▶ [Set task]: Copy exactly the lines that run from the top of the listing to the line containing "panels, log scale", both ends included, and omit the pictures.

[Records from a data source]
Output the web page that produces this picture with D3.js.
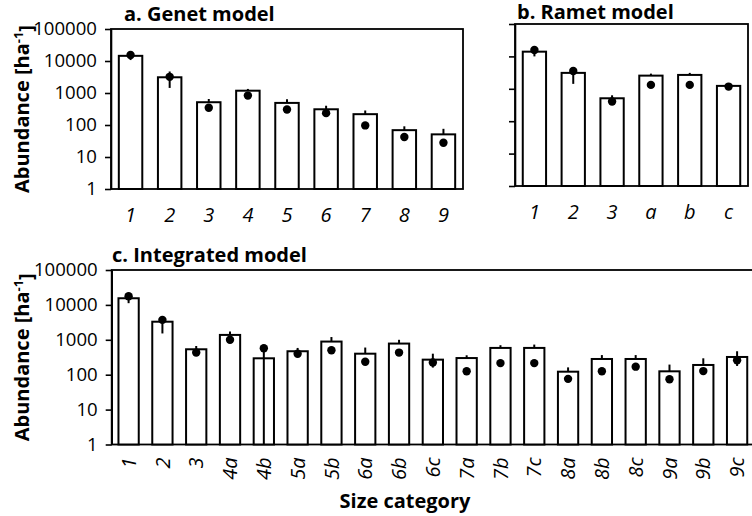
<!DOCTYPE html>
<html>
<head>
<meta charset="utf-8">
<script src="https://cdn.jsdelivr.net/npm/d3@7"></script>
<style>
body { margin:0; background:#fff; }
svg text { font-family:"Open Sans", sans-serif; fill:#000; }
.tick line, .domain { stroke:#000; stroke-width:1.6; }
</style>
</head>
<body>
<div id="chart"></div>
<script>
//abundance by size category - three panels, log scale

var yTicks = [1, 10, 100, 1000, 10000, 100000];

// a. genet model
var genetCats = ["1","2","3","4","5","6","7","8","9"];
var genetBars = [14500, 3100, 515, 1180, 490, 310, 218, 69, 51];
var genetDots = [15500, 3200, 345, 830, 305, 235, 97, 42, 28];
var genetLo = [10700, 1440, 515, 1180, 490, 310, 218, 69, 51];
var genetHi = [15500, 4700, 650, 1340, 640, 400, 284, 91, 76];

// b. ramet model
var rametCats = ["1","2","3","a","b","c"];
var rametBars = [14000, 3100, 510, 2550, 2680, 1230];
var rametDots = [15800, 3550, 405, 1320, 1320, 1170];
var rametLo = [10000, 1420, 510, 2550, 2680, 1230];
var rametHi = [15800, 3550, 630, 2940, 3100, 1230];

// c. integrated model
var intCats = ["1","2","3","4a","4b","5a","5b","6a","6b","6c","7a","7b","7c","8a","8b","8c","9a","9b","9c"];
var intBars = [15500, 3300, 535, 1380, 295, 470, 890, 400, 780, 270, 300, 585, 585, 122, 282, 282, 125, 190, 322];
var intDots = [17700, 3730, 430, 1000, 575, 400, 500, 235, 430, 225, 125, 215, 215, 76, 125, 170, 74, 127, 258];
var intLo = [11200, 1520, 535, 1380, 1, 470, 890, 400, 780, 160, 300, 585, 585, 122, 282, 282, 125, 190, 178];
var intHi = [17700, 3730, 665, 1730, 575, 585, 1200, 600, 1000, 400, 360, 700, 730, 162, 365, 365, 195, 295, 470];

var svg = d3.select("#chart")
    .append("svg")
    .attr("width", 752)
    .attr("height", 516);

function drawPanel(opt){
    var x = d3.scaleBand()
        .domain(opt.cats)
        .range([opt.left, opt.right])
        .paddingInner(0.4)
        .paddingOuter(0.2);
    var y = d3.scaleLog()
        .domain([1, 100000])
        .range([opt.bottom, opt.top]);

    var g = svg.append("g");

    //frame
    g.append("rect")
        .attr("x", opt.left)
        .attr("y", opt.top)
        .attr("width", opt.right - opt.left)
        .attr("height", opt.bottom - opt.top)
        .attr("fill", "none")
        .attr("stroke", "#000")
        .attr("stroke-width", 1.8);

    //y axis
    var yAxis = g.append("g")
        .attr("transform", "translate(" + opt.left + ",0)")
        .call(d3.axisLeft(y)
            .tickValues(yTicks)
            .tickSize(6)
            .tickSizeOuter(0)
            .tickPadding(8)
            .tickFormat(opt.labels ? d3.format("d") : ""));
    yAxis.selectAll(".tick text")
        .style("font-size", "18.6px");

    //x axis
    var xAxis = g.append("g")
        .attr("transform", "translate(0," + opt.bottom + ")")
        .call(d3.axisBottom(x).tickSize(0).tickPadding(19));
    xAxis.select(".domain").remove();
    xAxis.selectAll(".tick text")
        .style("font-size", "20px")
        .style("font-style", "italic");
    if(opt.rotate){
        xAxis.selectAll(".tick text")
            .attr("transform", "rotate(-90)")
            .attr("x", -13)
            .attr("y", 0)
            .attr("dy", "0.36em")
            .style("text-anchor", "end");
    }

    var rows = opt.cats.map(function(c, i){
        return {cat:c, bar:opt.bars[i], dot:opt.dots[i], lo:opt.lo[i], hi:opt.hi[i]};
    });

    //bars
    g.append("g")
        .selectAll("rect")
        .data(rows)
        .enter()
        .append("rect")
        .attr("x", d => x(d.cat))
        .attr("y", d => y(d.bar))
        .attr("width", x.bandwidth())
        .attr("height", d => opt.bottom - y(d.bar))
        .attr("fill", "#fff")
        .attr("stroke", "#000")
        .attr("stroke-width", 2);

    //error lines
    g.append("g")
        .selectAll("line")
        .data(rows)
        .enter()
        .append("line")
        .attr("x1", d => x(d.cat) + x.bandwidth()/2)
        .attr("x2", d => x(d.cat) + x.bandwidth()/2)
        .attr("y1", d => y(d.lo))
        .attr("y2", d => y(d.hi))
        .attr("stroke", "#000")
        .attr("stroke-width", 2);

    //model points
    g.append("g")
        .selectAll("circle")
        .data(rows)
        .enter()
        .append("circle")
        .attr("cx", d => x(d.cat) + x.bandwidth()/2)
        .attr("cy", d => y(d.dot))
        .attr("r", 4.2)
        .attr("fill", "#000");

    //panel title
    svg.append("text")
        .attr("x", opt.titleX)
        .attr("y", opt.titleY)
        .style("font-size", "20px")
        .style("font-weight", "bold")
        .text(opt.title);

    //y title
    if(opt.labels){
        var t = svg.append("text")
            .attr("transform", "translate(29," + ((opt.top + opt.bottom)/2) + ") rotate(-90)")
            .style("text-anchor", "middle")
            .style("font-size", "20px")
            .style("font-weight", "bold");
        t.append("tspan").text("Abundance [ha");
        t.append("tspan").attr("dy", "-0.5em").style("font-size", "13px").text("-1");
        t.append("tspan").attr("dy", "0.5em").text("]");
    }
}

drawPanel({cats:genetCats, bars:genetBars, dots:genetDots, lo:genetLo, hi:genetHi,
    left:111, right:463, top:29, bottom:189, labels:true, rotate:false,
    title:"a. Genet model", titleX:124, titleY:21});

drawPanel({cats:rametCats, bars:rametBars, dots:rametDots, lo:rametLo, hi:rametHi,
    left:515, right:748, top:24, bottom:186, labels:false, rotate:false,
    title:"b. Ramet model", titleX:517, titleY:19});

drawPanel({cats:intCats, bars:intBars, dots:intDots, lo:intLo, hi:intHi,
    left:111.7, right:754, top:270, bottom:444.5, labels:true, rotate:true,
    title:"c. Integrated model", titleX:112, titleY:262});

svg.append("text")
    .attr("x", 405)
    .attr("y", 508)
    .style("text-anchor", "middle")
    .style("font-size", "20px")
    .style("font-weight", "bold")
    .text("Size category");
</script>
</body>
</html>
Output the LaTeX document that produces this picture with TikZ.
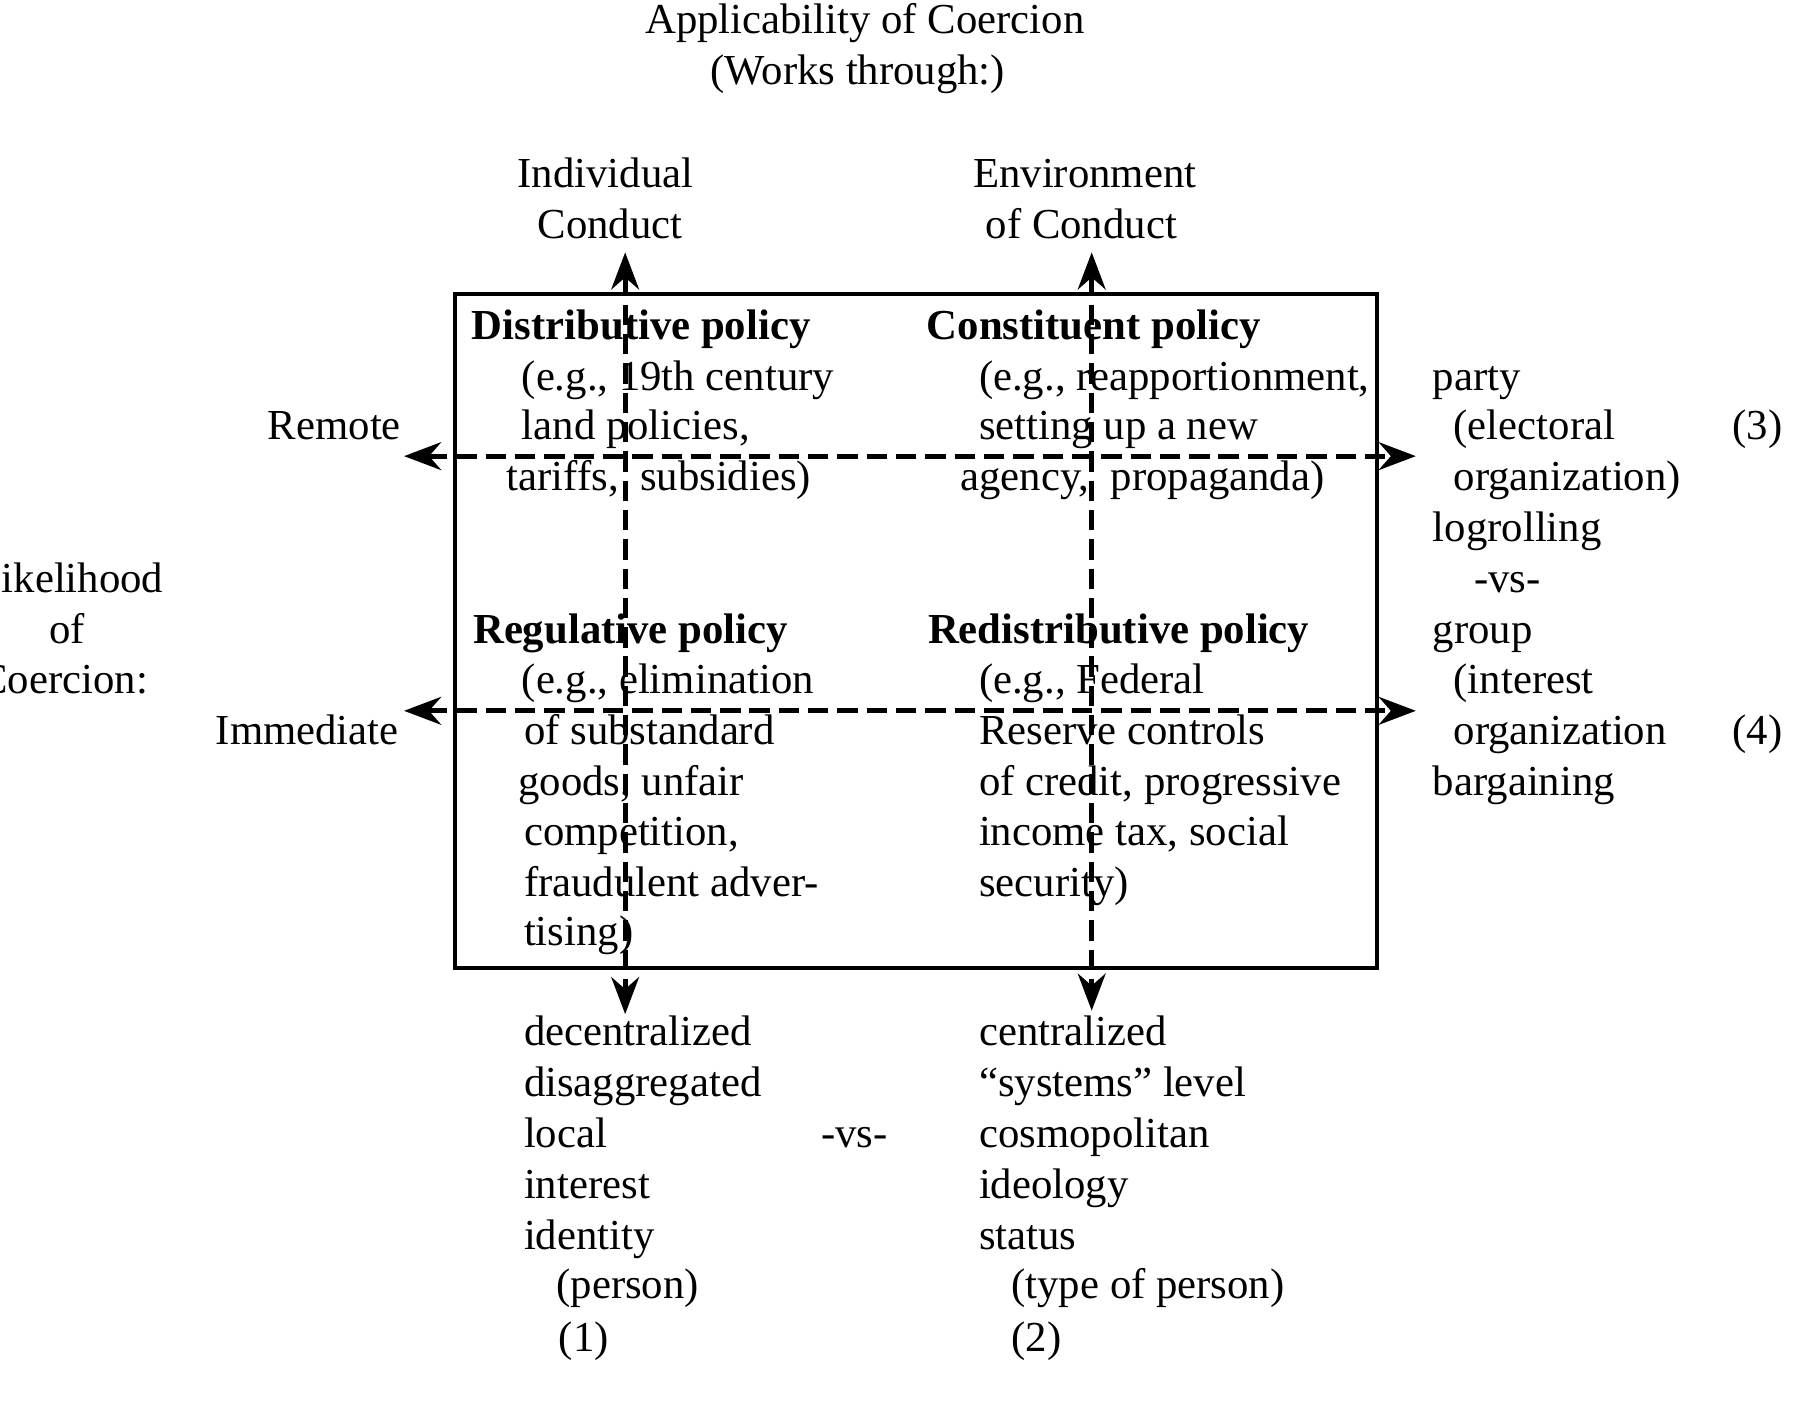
\documentclass[tikz,border=0pt]{standalone}
\usepackage{fontspec}
\setmainfont{Liberation Serif}
\usetikzlibrary{arrows.meta}
\begin{document}
\begin{tikzpicture}[x=0.01cm,y=-0.01cm,
 every node/.style={font=\fontsize{10.5}{13}\selectfont,inner sep=0pt},
 t/.style={anchor=base west},
 c/.style={anchor=base},
 r/.style={anchor=base east},
 b/.style={anchor=base west,font=\fontsize{10.5}{13}\selectfont\bfseries},
 dl/.style={line width=1.2pt,dash pattern=on 5pt off 2.2pt,{Stealth[length=3.2mm,width=2.4mm]}-{Stealth[length=3.2mm,width=2.4mm]}}]
\useasboundingbox (0,0) rectangle (1560,1233);
\node[draw,line width=1.1pt,minimum width=7.96cm,minimum height=5.82cm,anchor=north west] (box) at (391,252) {};
\coordinate (v1t) at (540,218); \coordinate (v1b) at (540,876);
\coordinate (v2t) at (943,218); \coordinate (v2b) at (943,873);
\coordinate (h1l) at (349,394); \coordinate (h1r) at (1223,394);
\coordinate (h2l) at (349,614); \coordinate (h2r) at (1223,614);
\draw[dl] (v1t)--(v1b); \draw[dl] (v2t)--(v2b);
\draw[dl] (h1l)--(h1r); \draw[dl] (h2l)--(h2r);
% title
\node[c] (ti1) at (747,29) {Applicability of Coercion};
\node[c] (ti2) at (741,73) {(Works through:)};
\node[c] (ic1) at (523,162) {Individual};
\node[c] (ic2) at (527,206) {Conduct};
\node[c] (ec1) at (937,162) {Environment};
\node[c] (ec2) at (934,206) {of Conduct};
% left
\node[c] (lk1) at (60,512) {Likelihood};
\node[c] (lk2) at (58,556) {of};
\node[c] (lk3) at (55,599) {Coercion:};
\node[r] (rem) at (347,380) {Remote};
\node[r] (imm) at (345,643) {Immediate};
% quadrant 1
\node[b] (d0) at (407,293) {Distributive policy};
\node[t] (d1) at (450,337) {(e.g., 19th century};
\node[t] (d2) at (450,380) {land policies,};
\node[t] (d3) at (437,424) {tariffs, \ subsidies)};
\node[b] (k0) at (800,293) {Constituent policy};
\node[t] (k1) at (845,337) {(e.g., reapportionment,};
\node[t] (k2) at (845,380) {setting up a new};
\node[t] (k3) at (829,424) {agency, \ propaganda)};
\node[b] (g0) at (408,556) {Regulative policy};
\node[t] (g1) at (450,599) {(e.g., elimination};
\node[t] (g2) at (452,643) {of substandard};
\node[t] (g3) at (447,687) {goods, unfair};
\node[t] (g4) at (452,730) {competition,};
\node[t] (g5) at (452,774) {fraudulent adver-};
\node[t] (g6) at (452,817) {tising)};
\node[b] (s0) at (801,556) {Redistributive policy};
\node[t] (s1) at (845,599) {(e.g., Federal};
\node[t] (s2) at (845,643) {Reserve controls};
\node[t] (s3) at (845,687) {of credit, progressive};
\node[t] (s4) at (845,730) {income tax, social};
\node[t] (s5) at (845,774) {security)};
% right
\node[t] (p1) at (1237,337) {party};
\node[t] (p2) at (1255,380) {(electoral};
\node[t] (p3) at (1255,424) {organization)};
\node[t] (p4) at (1237,468) {logrolling};
\node[c] (p5) at (1302,512) {-vs-};
\node[t] (p6) at (1237,556) {group};
\node[t] (p7) at (1255,599) {(interest};
\node[t] (p8) at (1255,643) {organization};
\node[t] (p9) at (1237,687) {bargaining};
\node[c] (n3) at (1518,380) {(3)};
\node[c] (n4) at (1518,643) {(4)};
% bottom
\node[t] (a1) at (452,903) {decentralized};
\node[t] (a2) at (452,947) {disaggregated};
\node[t] (a3) at (452,991) {local};
\node[t] (a4) at (452,1035) {interest};
\node[t] (a5) at (452,1079) {identity};
\node[t] (a6) at (480,1122) {(person)};
\node[t] (a7) at (482,1167) {(1)};
\node[c] (vs) at (738,991) {-vs-};
\node[t] (e1) at (845,903) {centralized};
\node[t] (e2) at (845,947) {“systems” level};
\node[t] (e3) at (845,991) {cosmopolitan};
\node[t] (e4) at (845,1035) {ideology};
\node[t] (e5) at (845,1079) {status};
\node[t] (e6) at (873,1122) {(type of person)};
\node[t] (e7) at (873,1167) {(2)};
\end{tikzpicture}
\end{document}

▶ [Task answer]:
Output the web page that produces this picture with D3.js.
<!DOCTYPE html>
<html>
<head>
<meta charset="utf-8">
<script src="https://cdn.jsdelivr.net/npm/d3@7"></script>
<style>
body { margin:0; background:#fff; }
svg text { font-family:"Open Sans", sans-serif; fill:#000; }
.tick line, .domain { stroke:#000; stroke-width:1.6; }
</style>
</head>
<body>
<div id="chart"></div>
<script>
//abundance by size category - three panels, log scale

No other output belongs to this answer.